Equal Protection Clause Considerations
The court addressed the taxpayers' assertion that the department's actions violated the Equal Protection Clause of the Fourteenth Amendment. The taxpayers argued that the application of Measure 50 resulted in disparate treatment for owners of historic properties compared to other property owners. The court clarified that tax classifications are permissible as long as they have a rational basis, which is a standard that the department's assessment process met. It noted that the law does not guarantee that assessed values will not rise by more than three percent in every situation, especially when circumstances such as the expiration of a special assessment term occur. The court asserted that the classifications established by Measure 50 were rationally related to the goals of tax administration and equity. Therefore, the court concluded that the department's calculation of the MAV and AV did not violate the Equal Protection Clause, as the statutory framework provided a rational basis for differing treatment based on property status. This reasoning illustrated the balance between legislative intent in tax law and constitutional protections.
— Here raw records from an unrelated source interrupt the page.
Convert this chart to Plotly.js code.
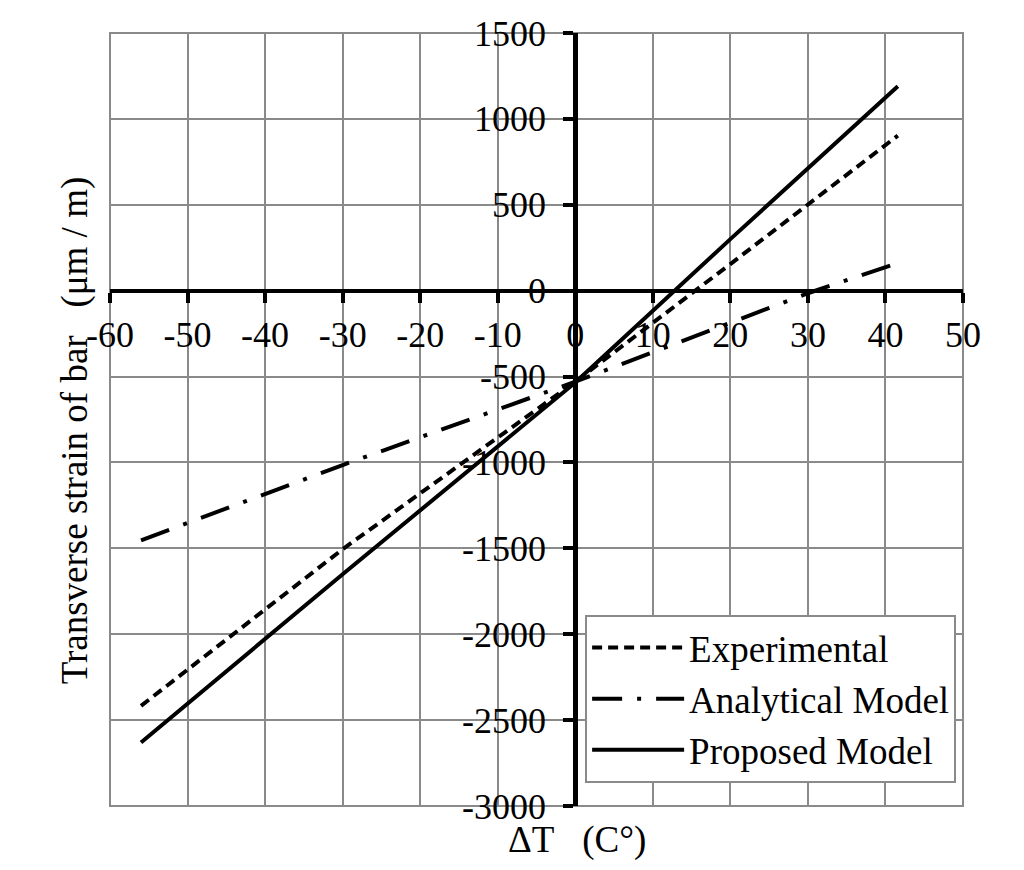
<!DOCTYPE html>
<html>
<head>
<meta charset="utf-8">
<script src="https://cdn.plot.ly/plotly-3.0.1.min.js"></script>
<style>html,body{margin:0;padding:0;background:#fff;}#chart{width:1024px;height:870px;}</style>
</head>
<body>
<div id="chart"></div>
<script>
// Data
const seriesNames = ["Experimental", "Analytical Model", "Proposed Model"];
const expT = [-56, -30, 0, 20, 41.6];
const expStrain = [-2417, -1505, -530, 155, 903];
const anaT = [-56, -30, 0, 30, 41.6];
const anaStrain = [-1453, -1015, -530, -15, 161];
const propT = [-56, -30, 0, 20, 41.6];
const propStrain = [-2630, -1651, -535, 300, 1190];
const xTicks = [-60, -50, -40, -30, -20, -10, 0, 10, 20, 30, 40, 50];
const yTicks = [-3000, -2500, -2000, -1500, -1000, -500, 0, 500, 1000, 1500];
const xTitle = "ΔT\u00a0\u00a0\u00a0(C°)";
const yTitle = "Transverse strain of bar\u00a0\u00a0\u00a0(μm / m)";

const FONT = "Liberation Serif, Times New Roman, serif";
const FS = 37;
const TFS = 36;
const GRID = "#8a8a8a";

const traces = [
  {x: expT, y: expStrain, name: seriesNames[0], mode: "lines",
   line: {color: "#000", width: 4, dash: "10px,6px"}},
  {x: anaT, y: anaStrain, name: seriesNames[1], mode: "lines",
   line: {color: "#000", width: 4, dash: "30px,15px,4px,15px"}},
  {x: propT, y: propStrain, name: seriesNames[2], mode: "lines",
   line: {color: "#000", width: 4}}
];

const layout = {
  width: 1024, height: 870,
  margin: {l: 110, r: 61, t: 33, b: 64},
  paper_bgcolor: "#fff", plot_bgcolor: "#fff",
  font: {family: FONT, size: FS, color: "#000"},
  showlegend: true,
  legend: {
    x: 0.557, y: 0.247, xanchor: "left", yanchor: "top",
    bgcolor: "#fff", bordercolor: GRID, borderwidth: 2,
    font: {family: FONT, size: FS, color: "#000"},
    itemwidth: 92, traceorder: "normal"
  },
  xaxis: {
    range: [-60, 50], tickvals: xTicks, ticktext: xTicks.map(String),
    showgrid: true, gridcolor: GRID, gridwidth: 2,
    zeroline: false, showline: true, linecolor: "#000", linewidth: 4.5,
    anchor: "free", position: 3000 / 4500,
    ticks: "outside", ticklen: 10, tickwidth: 4, tickcolor: "#000",
    ticklabelstandoff: 1,
    tickfont: {family: FONT, size: TFS, color: "#000"},
    fixedrange: true
  },
  yaxis: {
    range: [-3000, 1500], tickvals: yTicks, ticktext: yTicks.map(String),
    showgrid: true, gridcolor: GRID, gridwidth: 2,
    zeroline: false, showline: true, linecolor: "#000", linewidth: 4.5,
    anchor: "free", position: 60 / 110,
    ticks: "outside", ticklen: 10, tickwidth: 4, tickcolor: "#000",
    ticklabelstandoff: 10,
    tickfont: {family: FONT, size: TFS, color: "#000"},
    fixedrange: true
  },
  shapes: [
    {type: "rect", xref: "paper", yref: "paper", x0: 0, x1: 1, y0: 0, y1: 1,
     line: {color: GRID, width: 2}, layer: "below"}
  ],
  annotations: [
    {text: xTitle, xref: "paper", yref: "paper", x: 0.5475, y: -0.044,
     xanchor: "center", yanchor: "middle", showarrow: false,
     font: {family: FONT, size: FS, color: "#000"}},
    {text: yTitle, xref: "paper", yref: "paper", x: -0.041, y: 0.486,
     xanchor: "center", yanchor: "middle", textangle: -90, showarrow: false,
     font: {family: FONT, size: FS, color: "#000"}}
  ]
};

Plotly.newPlot("chart", traces, layout, {displayModeBar: false, staticPlot: true});
</script>
</body>
</html>
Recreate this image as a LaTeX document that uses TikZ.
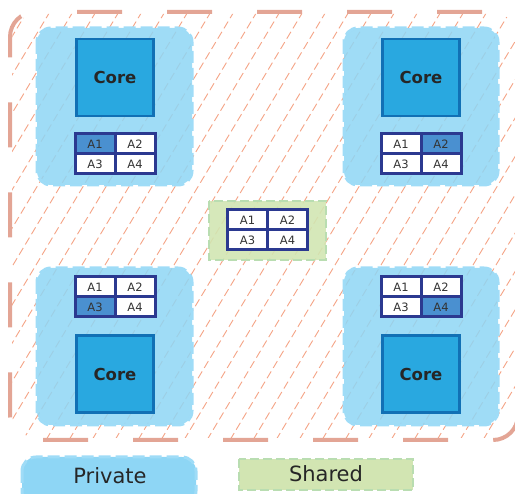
\documentclass[tikz,border=0pt]{standalone}
\usepackage{fontspec}
\setmainfont{DejaVu Sans}
\usetikzlibrary{calc}
\definecolor{salmon}{HTML}{E3A595}
\definecolor{hatchred}{HTML}{F4A385}
\definecolor{privblue}{HTML}{8ED6F5}
\definecolor{privedge}{HTML}{9FDCF7}
\definecolor{coreblue}{HTML}{29A8E0}
\definecolor{coreedge}{HTML}{1170B5}
\definecolor{navy}{HTML}{2B3990}
\definecolor{hitblue}{HTML}{4A90D0}
\definecolor{sharedgreen}{HTML}{D2E5B2}
\definecolor{sharededge}{HTML}{B9DDB1}
\tikzset{
	private/.style={fill=privblue, draw=privedge, line width=3pt, dash pattern=on 12pt off 5pt, rounded corners=14pt},
	shared/.style={fill=sharedgreen, draw=sharededge, line width=2.5pt, dash pattern=on 9pt off 4pt},
	corebox/.style={fill=coreblue, draw=coreedge, line width=2.5pt, minimum width=77pt, minimum height=77pt, inner sep=0pt, font=\bfseries\fontsize{16.5}{18}\selectfont, text=black!85},
	cell/.style={fill=white, draw=navy, line width=3pt, minimum width=40pt, minimum height=20pt, inner sep=0pt, font=\fontsize{11.5}{13}\selectfont, text=black!80},
	hit/.style={fill=hitblue},
	hatch/.style={draw=hatchred, line width=0.9pt, dash pattern=on 8pt off 4pt},
	outer/.style={draw=salmon, line width=4pt, dash pattern=on 45pt off 45pt, rounded corners=25pt},
}
% cache block: name, centre, then one style per cell
\def\cacheblock(#1)(#2)#3#4#5#6{
	\node[cell,#3] (#1a1) at ($(#2)+(-20,-10)$) {A1};
	\node[cell,#4] (#1a2) at ($(#2)+(20,-10)$) {A2};
	\node[cell,#5] (#1a3) at ($(#2)+(-20,10)$) {A3};
	\node[cell,#6] (#1a4) at ($(#2)+(20,10)$) {A4};
}

\begin{document}
\begin{tikzpicture}[x=1pt, y=-1pt]
			%%%%% START %%%%%
			\useasboundingbox (0,0) rectangle (515,494);
			
			% hatched chip area
			\begin{scope}
				\clip[rounded corners=25pt] (12,14) rectangle (520,438);
				\foreach \i in {-12,...,23}
					\draw[hatch] (\i*23, 440) -- ++(258,-430);
			\end{scope}
			\draw[outer] (77,12) -- (518,12) -- (518,60);
			\draw[outer] (518,409) -- (518,440) -- (10,440) -- (10,12) -- (40,12);
			
			% private regions
			\draw[private, fill opacity=0.85] (37,28) rectangle (192,185);
			\draw[private, fill opacity=0.85] (344,28) rectangle (498,185);
			\draw[private, fill opacity=0.85] (37,268) rectangle (192,425);
			\draw[private, fill opacity=0.85] (344,268) rectangle (498,425);
			
			% shared region
			\draw[shared, fill opacity=0.9] (209,201) rectangle (326,260);
			
			% cores
			\node[corebox] (coreTL) at (115,77.5) {Core};
			\node[corebox] (coreTR) at (421,77.5) {Core};
			\node[corebox] (coreBL) at (115,374) {Core};
			\node[corebox] (coreBR) at (421,374) {Core};
			
			% caches
			\cacheblock(tl)(115,154){hit}{}{}{}
			\cacheblock(tr)(421,154){}{hit}{}{}
			\cacheblock(bl)(115,297){}{}{hit}{}
			\cacheblock(br)(421,297){}{}{}{hit}
			\cacheblock(sh)(267.5,230){}{}{}{}
			
			% legend
			\draw[private] (22,457) rectangle (196,505);
			\node[font=\fontsize{21}{24}\selectfont, text=black!85] (privlabel) at (110,476) {Private};
			\draw[shared] (239,459) rectangle (413,490);
			\node[font=\fontsize{21}{24}\selectfont, text=black!85] (sharedlabel) at (326,473.5) {Shared};
			
			%%%%% END %%%%%
		\end{tikzpicture}
\end{document}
Conclusion of the Court's Decision
In conclusion, the court upheld the Department of Revenue's assessment of the property at $498,335 for the 2006-07 tax year. It determined that the expiration of the 15-year special assessment period resulted in the property being disqualified from the historic property assessment program, necessitating a new assessment under Measure 50. The court reaffirmed that the application of the CPR and RMV was consistent with the statutory requirements and that the taxpayers' arguments regarding fairness and equal protection were unpersuasive. Ultimately, the court emphasized that the law must be applied consistently and equitably across all taxpayers, and it dismissed the taxpayers' claims, granting the department's cross-motion for summary judgment. This outcome highlighted the court's commitment to upholding statutory authority and ensuring compliance with established property tax regulations.